Dataset rows
☆ ☆ ☆
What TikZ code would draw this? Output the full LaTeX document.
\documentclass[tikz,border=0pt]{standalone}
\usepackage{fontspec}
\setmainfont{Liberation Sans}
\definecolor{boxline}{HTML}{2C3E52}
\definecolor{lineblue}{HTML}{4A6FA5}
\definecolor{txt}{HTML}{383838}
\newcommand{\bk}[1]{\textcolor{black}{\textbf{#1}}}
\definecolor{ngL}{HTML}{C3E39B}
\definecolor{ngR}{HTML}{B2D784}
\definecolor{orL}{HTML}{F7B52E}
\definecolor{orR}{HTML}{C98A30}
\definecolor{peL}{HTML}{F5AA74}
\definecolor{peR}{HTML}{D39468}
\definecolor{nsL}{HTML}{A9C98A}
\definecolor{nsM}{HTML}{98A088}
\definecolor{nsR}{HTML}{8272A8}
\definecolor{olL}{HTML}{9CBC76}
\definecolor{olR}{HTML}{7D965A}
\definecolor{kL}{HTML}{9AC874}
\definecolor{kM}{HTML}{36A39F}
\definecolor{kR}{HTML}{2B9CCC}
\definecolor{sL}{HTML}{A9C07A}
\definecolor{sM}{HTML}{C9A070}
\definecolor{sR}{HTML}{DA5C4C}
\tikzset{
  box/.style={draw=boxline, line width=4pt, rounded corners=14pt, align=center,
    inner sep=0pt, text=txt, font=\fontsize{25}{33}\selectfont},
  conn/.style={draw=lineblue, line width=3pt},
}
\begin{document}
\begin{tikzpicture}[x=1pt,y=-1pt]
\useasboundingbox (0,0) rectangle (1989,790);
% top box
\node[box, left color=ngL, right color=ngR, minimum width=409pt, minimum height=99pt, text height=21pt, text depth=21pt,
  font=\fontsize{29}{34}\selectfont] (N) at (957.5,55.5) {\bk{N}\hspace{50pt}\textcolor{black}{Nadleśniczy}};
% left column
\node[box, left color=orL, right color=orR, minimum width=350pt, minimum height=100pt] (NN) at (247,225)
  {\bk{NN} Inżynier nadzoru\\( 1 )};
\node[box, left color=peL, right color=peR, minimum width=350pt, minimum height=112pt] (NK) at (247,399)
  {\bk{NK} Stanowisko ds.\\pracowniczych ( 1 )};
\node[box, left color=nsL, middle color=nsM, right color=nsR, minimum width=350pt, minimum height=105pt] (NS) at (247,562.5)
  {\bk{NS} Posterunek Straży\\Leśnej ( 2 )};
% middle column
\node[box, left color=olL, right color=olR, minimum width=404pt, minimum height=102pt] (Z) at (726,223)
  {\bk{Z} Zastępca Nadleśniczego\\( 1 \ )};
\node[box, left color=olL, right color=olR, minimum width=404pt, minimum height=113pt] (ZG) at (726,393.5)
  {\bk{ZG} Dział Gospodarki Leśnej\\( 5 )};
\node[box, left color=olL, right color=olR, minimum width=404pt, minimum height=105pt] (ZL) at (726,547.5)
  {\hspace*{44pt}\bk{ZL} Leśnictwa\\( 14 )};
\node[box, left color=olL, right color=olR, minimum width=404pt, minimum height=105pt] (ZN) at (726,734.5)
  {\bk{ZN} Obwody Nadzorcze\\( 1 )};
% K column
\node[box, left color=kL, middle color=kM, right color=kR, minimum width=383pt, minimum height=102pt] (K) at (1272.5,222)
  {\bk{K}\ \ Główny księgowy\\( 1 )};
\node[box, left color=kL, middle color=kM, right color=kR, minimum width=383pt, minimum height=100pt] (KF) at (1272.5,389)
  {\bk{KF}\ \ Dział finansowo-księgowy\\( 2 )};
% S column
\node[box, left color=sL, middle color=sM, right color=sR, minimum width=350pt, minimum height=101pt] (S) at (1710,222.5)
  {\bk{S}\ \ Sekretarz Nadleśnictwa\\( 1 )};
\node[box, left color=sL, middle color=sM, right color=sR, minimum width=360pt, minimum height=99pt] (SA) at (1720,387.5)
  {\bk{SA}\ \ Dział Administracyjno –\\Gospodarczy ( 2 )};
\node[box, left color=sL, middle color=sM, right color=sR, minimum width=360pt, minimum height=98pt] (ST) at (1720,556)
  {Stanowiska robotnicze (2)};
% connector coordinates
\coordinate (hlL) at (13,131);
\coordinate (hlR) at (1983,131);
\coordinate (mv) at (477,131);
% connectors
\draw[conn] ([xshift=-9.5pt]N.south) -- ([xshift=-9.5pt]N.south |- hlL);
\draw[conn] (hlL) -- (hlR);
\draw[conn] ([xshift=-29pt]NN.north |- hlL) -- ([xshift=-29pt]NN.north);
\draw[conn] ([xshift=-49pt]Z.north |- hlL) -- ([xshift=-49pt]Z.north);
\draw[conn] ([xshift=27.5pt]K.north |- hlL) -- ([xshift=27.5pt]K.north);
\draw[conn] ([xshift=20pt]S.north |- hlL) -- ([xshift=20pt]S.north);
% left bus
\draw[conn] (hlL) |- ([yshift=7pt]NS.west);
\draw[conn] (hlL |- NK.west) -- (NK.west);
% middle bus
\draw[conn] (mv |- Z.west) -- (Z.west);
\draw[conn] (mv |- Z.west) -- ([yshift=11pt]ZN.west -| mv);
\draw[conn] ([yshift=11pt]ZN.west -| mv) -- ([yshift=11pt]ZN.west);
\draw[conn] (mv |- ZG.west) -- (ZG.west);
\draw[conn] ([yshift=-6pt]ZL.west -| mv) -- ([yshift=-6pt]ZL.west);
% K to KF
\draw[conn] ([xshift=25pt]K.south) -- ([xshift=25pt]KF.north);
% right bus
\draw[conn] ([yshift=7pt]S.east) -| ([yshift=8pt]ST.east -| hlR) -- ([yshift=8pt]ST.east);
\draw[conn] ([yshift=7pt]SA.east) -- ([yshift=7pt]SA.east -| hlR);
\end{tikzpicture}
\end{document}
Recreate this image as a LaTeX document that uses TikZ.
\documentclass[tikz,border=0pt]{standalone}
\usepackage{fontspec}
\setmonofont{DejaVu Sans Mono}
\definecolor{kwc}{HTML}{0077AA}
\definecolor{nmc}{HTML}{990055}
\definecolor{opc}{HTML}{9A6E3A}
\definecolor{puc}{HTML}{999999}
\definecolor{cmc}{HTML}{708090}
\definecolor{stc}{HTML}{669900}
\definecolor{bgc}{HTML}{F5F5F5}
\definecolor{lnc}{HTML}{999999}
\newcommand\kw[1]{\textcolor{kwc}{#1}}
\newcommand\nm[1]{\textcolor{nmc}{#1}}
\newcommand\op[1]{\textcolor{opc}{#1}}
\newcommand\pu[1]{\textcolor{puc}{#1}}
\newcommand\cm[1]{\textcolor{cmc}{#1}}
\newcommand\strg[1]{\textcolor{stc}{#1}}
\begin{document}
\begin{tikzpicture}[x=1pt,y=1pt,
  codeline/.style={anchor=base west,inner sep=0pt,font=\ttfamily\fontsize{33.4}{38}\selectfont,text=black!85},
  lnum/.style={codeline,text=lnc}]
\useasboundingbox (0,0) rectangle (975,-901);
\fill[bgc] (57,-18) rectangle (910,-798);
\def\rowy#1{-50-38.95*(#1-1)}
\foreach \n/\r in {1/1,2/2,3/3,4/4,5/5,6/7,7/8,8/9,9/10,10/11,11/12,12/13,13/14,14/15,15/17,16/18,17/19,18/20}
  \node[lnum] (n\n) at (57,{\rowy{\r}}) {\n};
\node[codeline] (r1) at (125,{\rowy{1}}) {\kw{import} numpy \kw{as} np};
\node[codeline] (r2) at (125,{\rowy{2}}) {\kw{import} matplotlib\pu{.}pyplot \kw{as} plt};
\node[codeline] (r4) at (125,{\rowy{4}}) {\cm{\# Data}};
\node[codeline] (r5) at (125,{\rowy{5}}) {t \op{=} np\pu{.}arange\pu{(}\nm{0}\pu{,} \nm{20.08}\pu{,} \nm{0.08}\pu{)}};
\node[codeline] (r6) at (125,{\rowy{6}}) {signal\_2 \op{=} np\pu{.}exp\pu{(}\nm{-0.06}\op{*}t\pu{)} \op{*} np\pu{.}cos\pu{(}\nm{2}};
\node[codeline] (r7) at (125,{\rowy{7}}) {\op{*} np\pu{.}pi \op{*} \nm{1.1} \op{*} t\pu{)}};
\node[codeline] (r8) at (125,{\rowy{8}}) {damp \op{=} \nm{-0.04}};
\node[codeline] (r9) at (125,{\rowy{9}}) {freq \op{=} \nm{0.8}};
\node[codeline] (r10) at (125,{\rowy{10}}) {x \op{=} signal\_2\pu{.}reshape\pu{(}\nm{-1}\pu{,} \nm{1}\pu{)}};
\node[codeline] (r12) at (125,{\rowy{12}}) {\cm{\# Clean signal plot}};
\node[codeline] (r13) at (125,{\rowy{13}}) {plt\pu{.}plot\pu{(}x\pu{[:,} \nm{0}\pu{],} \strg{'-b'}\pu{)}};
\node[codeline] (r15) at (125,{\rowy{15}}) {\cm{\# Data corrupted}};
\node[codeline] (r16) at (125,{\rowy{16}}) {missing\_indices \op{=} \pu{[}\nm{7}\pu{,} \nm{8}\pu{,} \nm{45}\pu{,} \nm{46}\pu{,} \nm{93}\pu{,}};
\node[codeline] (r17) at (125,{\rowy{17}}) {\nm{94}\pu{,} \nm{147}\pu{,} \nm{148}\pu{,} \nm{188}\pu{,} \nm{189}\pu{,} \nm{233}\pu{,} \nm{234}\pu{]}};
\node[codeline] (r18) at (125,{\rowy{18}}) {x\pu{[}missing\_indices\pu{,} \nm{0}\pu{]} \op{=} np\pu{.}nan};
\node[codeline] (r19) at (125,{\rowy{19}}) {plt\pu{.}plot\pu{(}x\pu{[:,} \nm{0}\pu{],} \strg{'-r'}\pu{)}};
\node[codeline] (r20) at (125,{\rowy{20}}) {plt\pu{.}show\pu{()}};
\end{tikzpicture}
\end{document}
☆ ☆ ☆
Objective :: Examine the records and pull out every line where the string "this" occurs.

Final answer ::
What TikZ code would draw this? Output the full LaTeX document.
Recreate this image as a LaTeX document that uses TikZ.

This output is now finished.